■ Goal ■
Give every line from the entries that contains "this".

■ Dataset excerpts ■
[start]

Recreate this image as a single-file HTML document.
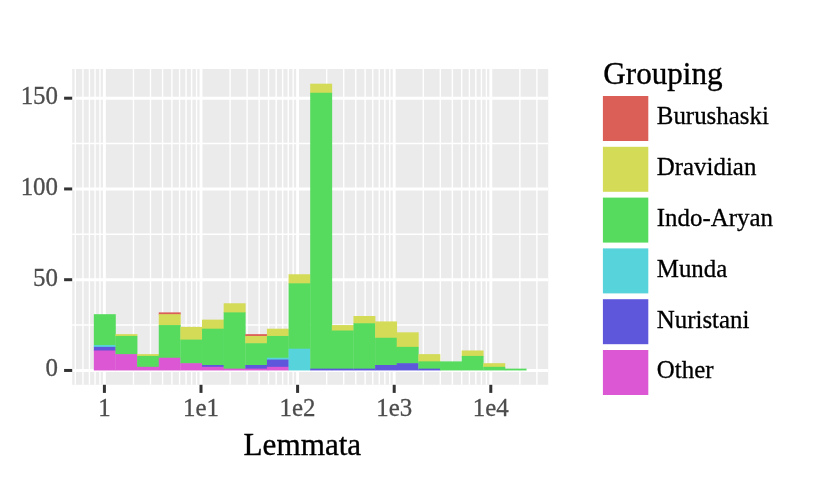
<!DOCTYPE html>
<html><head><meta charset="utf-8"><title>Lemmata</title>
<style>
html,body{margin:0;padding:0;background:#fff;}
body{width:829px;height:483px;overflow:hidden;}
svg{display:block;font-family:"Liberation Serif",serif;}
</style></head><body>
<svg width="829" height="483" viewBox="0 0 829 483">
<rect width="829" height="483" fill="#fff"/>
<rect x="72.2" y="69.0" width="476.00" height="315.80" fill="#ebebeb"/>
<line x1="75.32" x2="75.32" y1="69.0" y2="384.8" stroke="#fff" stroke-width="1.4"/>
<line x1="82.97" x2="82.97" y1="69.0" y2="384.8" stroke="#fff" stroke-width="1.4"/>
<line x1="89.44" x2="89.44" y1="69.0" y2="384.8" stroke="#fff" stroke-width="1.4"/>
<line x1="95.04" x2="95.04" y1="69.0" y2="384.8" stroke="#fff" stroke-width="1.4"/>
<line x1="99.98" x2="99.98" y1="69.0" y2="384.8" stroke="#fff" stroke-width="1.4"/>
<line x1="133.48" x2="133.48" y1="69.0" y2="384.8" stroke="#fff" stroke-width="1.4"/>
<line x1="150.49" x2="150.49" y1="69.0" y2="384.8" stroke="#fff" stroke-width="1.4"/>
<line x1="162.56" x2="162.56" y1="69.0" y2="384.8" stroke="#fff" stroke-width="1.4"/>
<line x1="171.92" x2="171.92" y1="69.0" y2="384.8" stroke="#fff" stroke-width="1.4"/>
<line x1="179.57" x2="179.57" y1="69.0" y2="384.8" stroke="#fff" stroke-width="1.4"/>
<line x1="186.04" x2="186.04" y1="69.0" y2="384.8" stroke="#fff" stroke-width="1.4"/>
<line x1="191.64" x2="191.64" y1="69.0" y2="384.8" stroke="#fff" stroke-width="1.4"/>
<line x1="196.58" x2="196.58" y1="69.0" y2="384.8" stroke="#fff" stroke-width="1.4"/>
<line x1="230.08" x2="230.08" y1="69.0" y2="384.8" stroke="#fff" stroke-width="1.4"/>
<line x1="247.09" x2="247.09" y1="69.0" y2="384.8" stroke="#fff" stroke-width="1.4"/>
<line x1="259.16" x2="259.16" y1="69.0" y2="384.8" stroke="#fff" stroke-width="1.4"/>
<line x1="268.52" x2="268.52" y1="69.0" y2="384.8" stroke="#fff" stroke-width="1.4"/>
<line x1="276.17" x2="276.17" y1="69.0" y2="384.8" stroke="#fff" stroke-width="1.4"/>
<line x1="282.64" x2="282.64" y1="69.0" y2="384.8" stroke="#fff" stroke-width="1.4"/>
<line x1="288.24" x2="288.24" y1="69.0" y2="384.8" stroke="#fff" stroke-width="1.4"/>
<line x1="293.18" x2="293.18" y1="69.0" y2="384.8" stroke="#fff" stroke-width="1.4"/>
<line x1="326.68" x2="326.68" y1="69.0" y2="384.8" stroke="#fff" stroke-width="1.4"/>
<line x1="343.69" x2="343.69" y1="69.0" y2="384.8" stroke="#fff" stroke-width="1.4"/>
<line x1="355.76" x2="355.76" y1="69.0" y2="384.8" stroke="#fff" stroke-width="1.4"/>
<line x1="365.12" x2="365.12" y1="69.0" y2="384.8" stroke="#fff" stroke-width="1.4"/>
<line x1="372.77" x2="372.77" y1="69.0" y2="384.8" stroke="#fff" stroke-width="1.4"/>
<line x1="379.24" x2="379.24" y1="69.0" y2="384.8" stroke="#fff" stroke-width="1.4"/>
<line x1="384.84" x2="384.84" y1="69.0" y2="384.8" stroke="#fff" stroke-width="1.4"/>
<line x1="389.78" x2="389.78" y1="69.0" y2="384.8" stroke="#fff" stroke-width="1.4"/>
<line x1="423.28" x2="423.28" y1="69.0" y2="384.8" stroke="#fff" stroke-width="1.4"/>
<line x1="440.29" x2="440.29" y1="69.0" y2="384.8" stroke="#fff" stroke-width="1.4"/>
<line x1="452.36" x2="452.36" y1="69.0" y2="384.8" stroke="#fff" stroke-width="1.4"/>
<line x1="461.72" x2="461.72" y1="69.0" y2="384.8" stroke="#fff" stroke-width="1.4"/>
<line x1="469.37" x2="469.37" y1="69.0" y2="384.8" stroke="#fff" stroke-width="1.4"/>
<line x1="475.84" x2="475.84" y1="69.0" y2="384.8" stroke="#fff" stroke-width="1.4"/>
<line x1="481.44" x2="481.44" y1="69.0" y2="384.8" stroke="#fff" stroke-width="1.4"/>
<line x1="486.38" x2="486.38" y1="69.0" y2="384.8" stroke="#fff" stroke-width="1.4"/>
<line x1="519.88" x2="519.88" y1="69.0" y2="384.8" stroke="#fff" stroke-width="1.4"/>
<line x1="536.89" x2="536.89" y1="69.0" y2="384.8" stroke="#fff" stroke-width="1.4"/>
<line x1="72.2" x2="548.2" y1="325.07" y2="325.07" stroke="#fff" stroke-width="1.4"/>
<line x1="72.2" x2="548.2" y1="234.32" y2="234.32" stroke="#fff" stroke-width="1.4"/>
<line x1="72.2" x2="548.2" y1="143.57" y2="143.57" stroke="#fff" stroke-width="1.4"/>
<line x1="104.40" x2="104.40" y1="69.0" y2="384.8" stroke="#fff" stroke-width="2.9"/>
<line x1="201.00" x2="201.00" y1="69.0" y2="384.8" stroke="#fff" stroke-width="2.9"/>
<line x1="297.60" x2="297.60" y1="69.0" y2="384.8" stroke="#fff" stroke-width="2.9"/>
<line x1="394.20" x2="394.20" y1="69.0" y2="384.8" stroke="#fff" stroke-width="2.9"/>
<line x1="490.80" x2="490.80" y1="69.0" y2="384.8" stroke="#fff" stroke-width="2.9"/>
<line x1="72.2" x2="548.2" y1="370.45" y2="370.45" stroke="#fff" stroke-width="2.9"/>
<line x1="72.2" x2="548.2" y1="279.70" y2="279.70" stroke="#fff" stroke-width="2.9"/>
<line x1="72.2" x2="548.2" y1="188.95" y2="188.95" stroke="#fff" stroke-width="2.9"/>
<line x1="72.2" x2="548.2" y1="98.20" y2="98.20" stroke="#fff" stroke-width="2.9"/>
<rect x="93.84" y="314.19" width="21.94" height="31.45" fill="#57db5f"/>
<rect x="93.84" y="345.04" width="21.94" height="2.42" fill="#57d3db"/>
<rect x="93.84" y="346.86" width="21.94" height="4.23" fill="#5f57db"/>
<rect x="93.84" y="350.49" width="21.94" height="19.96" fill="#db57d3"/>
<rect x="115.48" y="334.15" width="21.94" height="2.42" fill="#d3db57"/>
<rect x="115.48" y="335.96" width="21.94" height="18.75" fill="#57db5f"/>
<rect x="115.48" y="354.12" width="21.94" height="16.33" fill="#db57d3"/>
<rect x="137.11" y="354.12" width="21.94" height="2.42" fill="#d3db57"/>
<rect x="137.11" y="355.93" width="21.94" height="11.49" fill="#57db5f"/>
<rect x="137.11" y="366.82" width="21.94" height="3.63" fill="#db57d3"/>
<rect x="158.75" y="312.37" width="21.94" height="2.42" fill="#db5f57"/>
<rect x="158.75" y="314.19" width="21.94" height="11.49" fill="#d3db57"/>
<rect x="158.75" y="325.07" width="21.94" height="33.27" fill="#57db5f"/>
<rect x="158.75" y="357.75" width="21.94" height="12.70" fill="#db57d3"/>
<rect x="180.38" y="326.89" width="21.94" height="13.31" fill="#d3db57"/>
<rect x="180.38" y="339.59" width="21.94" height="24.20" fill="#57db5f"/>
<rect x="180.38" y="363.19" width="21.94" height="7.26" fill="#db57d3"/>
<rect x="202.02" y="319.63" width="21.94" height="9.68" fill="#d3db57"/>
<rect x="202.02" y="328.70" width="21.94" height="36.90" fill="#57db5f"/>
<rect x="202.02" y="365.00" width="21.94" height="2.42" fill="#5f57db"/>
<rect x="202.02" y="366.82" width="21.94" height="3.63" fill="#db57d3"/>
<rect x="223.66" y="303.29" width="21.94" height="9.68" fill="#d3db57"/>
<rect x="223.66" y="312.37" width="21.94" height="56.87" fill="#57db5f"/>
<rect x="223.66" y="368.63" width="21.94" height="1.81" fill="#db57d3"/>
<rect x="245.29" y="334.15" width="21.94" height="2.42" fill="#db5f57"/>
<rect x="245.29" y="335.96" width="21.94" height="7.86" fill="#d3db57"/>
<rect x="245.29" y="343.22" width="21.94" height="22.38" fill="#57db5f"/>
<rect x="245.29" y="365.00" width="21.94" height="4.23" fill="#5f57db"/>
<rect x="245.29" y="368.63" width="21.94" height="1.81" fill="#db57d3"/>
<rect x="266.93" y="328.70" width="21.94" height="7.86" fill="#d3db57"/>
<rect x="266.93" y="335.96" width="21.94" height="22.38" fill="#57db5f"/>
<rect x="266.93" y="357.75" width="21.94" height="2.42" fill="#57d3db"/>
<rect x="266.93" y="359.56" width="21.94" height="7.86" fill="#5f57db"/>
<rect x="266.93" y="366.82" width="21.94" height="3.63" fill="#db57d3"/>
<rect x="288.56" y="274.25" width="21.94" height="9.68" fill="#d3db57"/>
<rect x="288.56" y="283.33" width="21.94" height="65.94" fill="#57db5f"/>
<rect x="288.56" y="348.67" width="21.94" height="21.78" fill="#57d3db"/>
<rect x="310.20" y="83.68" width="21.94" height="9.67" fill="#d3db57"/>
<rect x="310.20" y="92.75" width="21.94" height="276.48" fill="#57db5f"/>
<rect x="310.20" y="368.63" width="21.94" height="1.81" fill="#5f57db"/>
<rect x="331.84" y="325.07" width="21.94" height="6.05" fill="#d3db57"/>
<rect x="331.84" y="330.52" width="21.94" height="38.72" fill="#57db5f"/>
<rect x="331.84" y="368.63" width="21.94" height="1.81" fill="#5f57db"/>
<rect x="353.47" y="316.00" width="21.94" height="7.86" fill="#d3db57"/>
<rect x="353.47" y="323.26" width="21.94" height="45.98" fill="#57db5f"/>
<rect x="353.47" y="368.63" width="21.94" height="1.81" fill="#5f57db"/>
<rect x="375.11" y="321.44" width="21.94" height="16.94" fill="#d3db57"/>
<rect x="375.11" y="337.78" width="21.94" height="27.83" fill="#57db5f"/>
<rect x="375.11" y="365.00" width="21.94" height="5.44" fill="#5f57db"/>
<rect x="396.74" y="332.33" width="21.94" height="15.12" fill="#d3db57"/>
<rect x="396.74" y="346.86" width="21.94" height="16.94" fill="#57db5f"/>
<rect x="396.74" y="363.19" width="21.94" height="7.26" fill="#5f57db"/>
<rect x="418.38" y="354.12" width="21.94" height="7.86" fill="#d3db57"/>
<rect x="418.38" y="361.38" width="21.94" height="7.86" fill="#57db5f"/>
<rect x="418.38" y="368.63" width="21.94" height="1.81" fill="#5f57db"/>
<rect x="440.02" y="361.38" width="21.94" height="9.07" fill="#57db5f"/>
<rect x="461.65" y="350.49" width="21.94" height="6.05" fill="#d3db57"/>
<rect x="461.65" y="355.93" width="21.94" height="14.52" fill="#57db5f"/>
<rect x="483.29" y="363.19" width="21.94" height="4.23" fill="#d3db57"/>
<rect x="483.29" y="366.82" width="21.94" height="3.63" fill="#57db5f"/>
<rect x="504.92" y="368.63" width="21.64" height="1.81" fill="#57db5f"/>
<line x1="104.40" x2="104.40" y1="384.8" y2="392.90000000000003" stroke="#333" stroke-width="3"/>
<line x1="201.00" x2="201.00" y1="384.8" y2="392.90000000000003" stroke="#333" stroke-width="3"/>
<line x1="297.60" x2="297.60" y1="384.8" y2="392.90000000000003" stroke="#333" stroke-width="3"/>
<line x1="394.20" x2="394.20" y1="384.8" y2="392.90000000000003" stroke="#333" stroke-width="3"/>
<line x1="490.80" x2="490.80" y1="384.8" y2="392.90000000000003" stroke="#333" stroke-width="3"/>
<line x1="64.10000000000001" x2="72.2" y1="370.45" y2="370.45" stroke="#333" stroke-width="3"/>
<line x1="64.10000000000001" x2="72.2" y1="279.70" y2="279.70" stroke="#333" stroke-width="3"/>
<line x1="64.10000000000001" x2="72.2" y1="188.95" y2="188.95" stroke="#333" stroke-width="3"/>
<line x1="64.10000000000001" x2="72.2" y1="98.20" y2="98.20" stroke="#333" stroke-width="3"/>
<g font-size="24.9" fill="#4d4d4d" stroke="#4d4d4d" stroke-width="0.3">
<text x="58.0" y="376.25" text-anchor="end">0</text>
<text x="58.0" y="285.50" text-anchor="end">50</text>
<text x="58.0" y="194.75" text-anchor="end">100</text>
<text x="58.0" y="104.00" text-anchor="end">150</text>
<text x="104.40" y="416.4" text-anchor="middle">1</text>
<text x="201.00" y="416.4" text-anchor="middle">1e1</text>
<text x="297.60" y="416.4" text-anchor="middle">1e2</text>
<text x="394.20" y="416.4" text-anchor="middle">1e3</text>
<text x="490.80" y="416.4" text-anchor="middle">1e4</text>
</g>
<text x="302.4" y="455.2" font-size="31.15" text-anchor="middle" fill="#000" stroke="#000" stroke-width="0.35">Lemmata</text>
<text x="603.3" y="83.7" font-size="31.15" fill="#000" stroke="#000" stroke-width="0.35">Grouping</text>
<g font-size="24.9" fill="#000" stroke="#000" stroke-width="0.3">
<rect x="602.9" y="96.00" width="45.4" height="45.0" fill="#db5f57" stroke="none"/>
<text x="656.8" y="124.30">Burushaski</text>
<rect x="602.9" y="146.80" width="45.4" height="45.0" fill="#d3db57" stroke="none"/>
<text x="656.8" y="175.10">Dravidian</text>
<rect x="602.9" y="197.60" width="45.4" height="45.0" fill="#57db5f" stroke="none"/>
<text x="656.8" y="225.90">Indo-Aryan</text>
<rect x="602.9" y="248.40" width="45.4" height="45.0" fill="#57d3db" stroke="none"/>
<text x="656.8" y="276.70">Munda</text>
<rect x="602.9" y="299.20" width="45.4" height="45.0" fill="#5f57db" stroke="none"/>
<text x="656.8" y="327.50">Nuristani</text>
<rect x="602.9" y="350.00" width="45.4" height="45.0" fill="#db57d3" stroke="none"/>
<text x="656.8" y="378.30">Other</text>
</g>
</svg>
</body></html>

[end]
[start]

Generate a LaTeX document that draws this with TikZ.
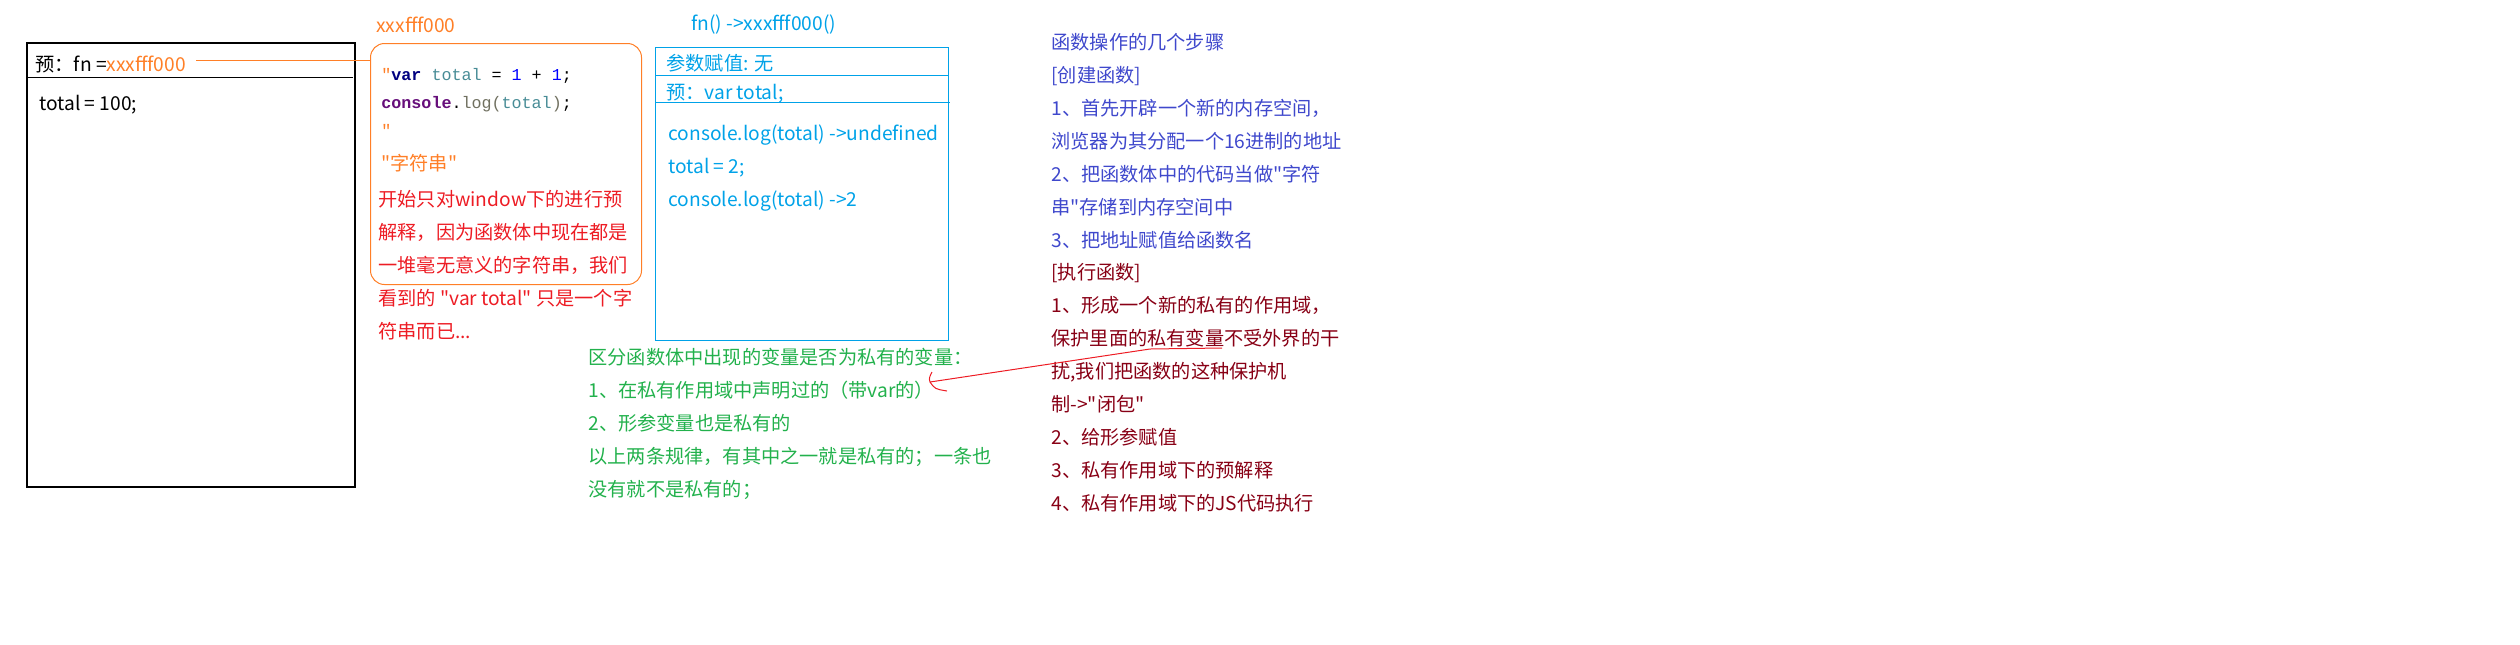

[end]
[start]

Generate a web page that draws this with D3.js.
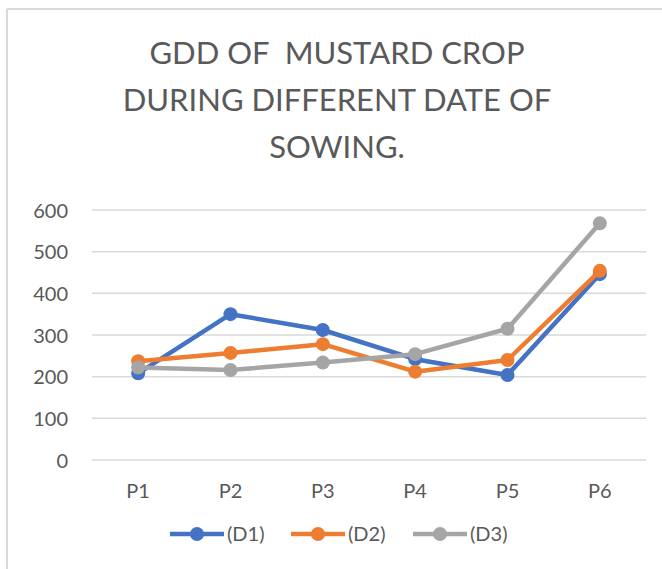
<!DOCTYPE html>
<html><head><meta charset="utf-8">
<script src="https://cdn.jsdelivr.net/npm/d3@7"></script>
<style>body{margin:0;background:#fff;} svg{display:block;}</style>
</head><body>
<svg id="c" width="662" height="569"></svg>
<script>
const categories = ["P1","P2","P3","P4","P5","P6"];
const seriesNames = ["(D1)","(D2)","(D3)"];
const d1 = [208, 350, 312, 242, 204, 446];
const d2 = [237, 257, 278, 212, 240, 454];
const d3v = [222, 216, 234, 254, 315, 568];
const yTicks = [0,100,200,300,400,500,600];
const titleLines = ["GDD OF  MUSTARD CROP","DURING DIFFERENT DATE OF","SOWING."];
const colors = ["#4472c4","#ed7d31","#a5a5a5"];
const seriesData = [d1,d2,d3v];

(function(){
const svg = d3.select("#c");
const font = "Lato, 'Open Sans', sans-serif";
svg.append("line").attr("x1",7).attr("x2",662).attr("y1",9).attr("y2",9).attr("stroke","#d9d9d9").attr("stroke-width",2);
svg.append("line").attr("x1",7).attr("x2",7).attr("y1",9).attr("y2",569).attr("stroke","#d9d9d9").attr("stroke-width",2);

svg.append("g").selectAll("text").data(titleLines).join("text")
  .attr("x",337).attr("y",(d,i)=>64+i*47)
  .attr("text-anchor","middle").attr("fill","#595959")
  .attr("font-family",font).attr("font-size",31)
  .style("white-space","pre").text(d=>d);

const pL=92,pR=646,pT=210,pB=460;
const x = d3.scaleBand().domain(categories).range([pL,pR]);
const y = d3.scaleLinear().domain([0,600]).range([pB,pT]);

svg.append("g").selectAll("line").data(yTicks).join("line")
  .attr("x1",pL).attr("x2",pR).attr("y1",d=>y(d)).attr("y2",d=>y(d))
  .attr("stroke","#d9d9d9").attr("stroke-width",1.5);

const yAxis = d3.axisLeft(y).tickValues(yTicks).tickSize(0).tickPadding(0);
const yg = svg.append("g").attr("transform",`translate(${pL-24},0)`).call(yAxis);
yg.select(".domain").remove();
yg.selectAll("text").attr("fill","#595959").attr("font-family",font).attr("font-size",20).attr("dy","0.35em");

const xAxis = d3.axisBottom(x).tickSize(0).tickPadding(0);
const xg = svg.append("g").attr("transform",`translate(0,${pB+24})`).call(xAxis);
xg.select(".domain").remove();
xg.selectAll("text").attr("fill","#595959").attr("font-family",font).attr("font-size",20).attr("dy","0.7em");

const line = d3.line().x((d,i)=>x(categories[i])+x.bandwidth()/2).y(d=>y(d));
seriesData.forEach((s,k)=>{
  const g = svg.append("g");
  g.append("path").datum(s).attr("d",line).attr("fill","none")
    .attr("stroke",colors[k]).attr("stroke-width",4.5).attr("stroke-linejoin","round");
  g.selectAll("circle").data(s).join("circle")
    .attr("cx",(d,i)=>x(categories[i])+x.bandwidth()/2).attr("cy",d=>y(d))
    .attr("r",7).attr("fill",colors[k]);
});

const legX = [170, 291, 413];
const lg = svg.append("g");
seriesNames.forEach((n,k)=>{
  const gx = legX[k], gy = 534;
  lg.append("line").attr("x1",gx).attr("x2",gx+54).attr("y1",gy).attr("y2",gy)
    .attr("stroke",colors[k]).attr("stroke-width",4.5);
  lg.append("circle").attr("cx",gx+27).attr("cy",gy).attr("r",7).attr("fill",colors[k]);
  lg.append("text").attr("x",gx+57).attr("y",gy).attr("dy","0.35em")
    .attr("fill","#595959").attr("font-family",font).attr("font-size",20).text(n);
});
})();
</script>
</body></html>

[end]

■ Output below ■
Recreate this image as a single-file HTML document.
Generate a LaTeX document that draws this with TikZ.
Generate a web page that draws this with D3.js.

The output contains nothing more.